Secrets to a Successful ’69 Mustang Project
After years of turning wrenches and learning lessons—many of them the hard way—I’ve found a few core principles that separate the successful builds from the ones that end up back on Craigslist as someone else’s “stalled project.”
- Master the “Triage” Mindset. You can’t fix everything at once. Your first year should be focused on three things only: Make it safe, make it reliable, and stop any rust. Brakes, steering, and rust repair come before paint, interior, or horsepower. This keeps you from getting overwhelmed and ensures you have a usable car sooner.
- My Big Mistake: The Parts Hoarding Trap. Early on, I bought a rare intake manifold for my ’69 before I had even finished the rust repair on the floor pans. It sat on a shelf for two years, tying up cash I desperately needed for sheet metal and a welder. Rule: Don’t buy parts for a step you are more than two steps away from completing. Focus your budget on the immediate task at hand.
- Document Your Disassembly. Take hundreds of photos. Label every single wire and vacuum line with masking tape and a sharpie. Put bolts and small hardware for each component in a labeled Ziploc bag. This seems tedious, but it will save you from an impossible jigsaw puzzle a year from now. Your future self will thank you.
- Build for You: Restomod vs. Concours. Decide early what your goal is. A “Concours” restoration means making it factory-perfect, which is incredibly expensive and detailed. A “Restomod” blends classic looks with modern performance (like fuel injection, better brakes, A/C). There’s no wrong answer, but knowing your path dictates every part purchase.
- Long-Term Storage is Active, Not Passive. If the project will be sitting for more than a few months, take steps to protect it. Add a fuel stabilizer to the gas tank, connect a battery tender, and put the car on jack stands to prevent flat spots on the tires. Cover it with a breathable car cover, not a plastic tarp that traps moisture.
Frequently Asked Questions
What makes the 1969 Mustang so special?
The 1969 model year marked a significant redesign, offering a more aggressive “long hood, short deck” look. It was the only year for the quad-headlight design (the outer two were primary) and introduced iconic models like the Mach 1 and the Boss 429, cementing its place in muscle car history.
How much does a ’69 Mustang project car cost?

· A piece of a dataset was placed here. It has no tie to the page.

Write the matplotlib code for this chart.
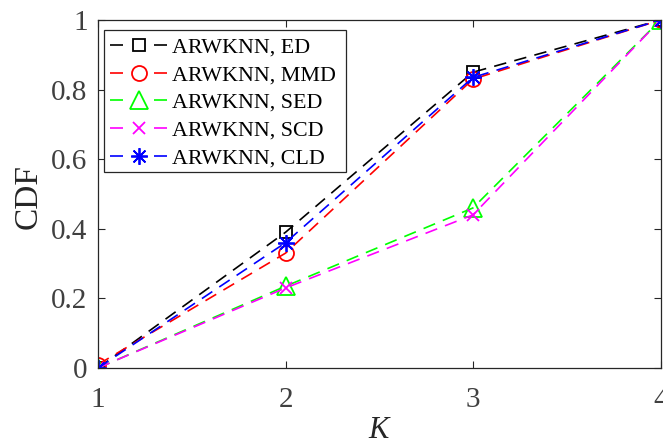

As of 2026, expect to pay anywhere from $5,000 for a significant “basket case” project to over $25,000 for a solid, running, and driving car that just needs cosmetic restoration. Mach 1s and Fastbacks will always command a premium over Coupes and Convertibles in similar condition.
Is a ’69 Mustang a good first project car?
It can be, provided you choose the right starting point. Thanks to a massive aftermarket, nearly every single part is available to buy new. The simple mechanics make them relatively easy to work on. The key is to find one with minimal rust, as major bodywork can quickly overwhelm a beginner.
What are the most common and expensive problems to fix?
Without a doubt, rust is the biggest and most expensive enemy. Specifically, look for rot in the cowl, front and rear frame rails, and torque boxes. Repairing these areas requires extensive welding and fabrication skills, often costing thousands of dollars at a professional shop.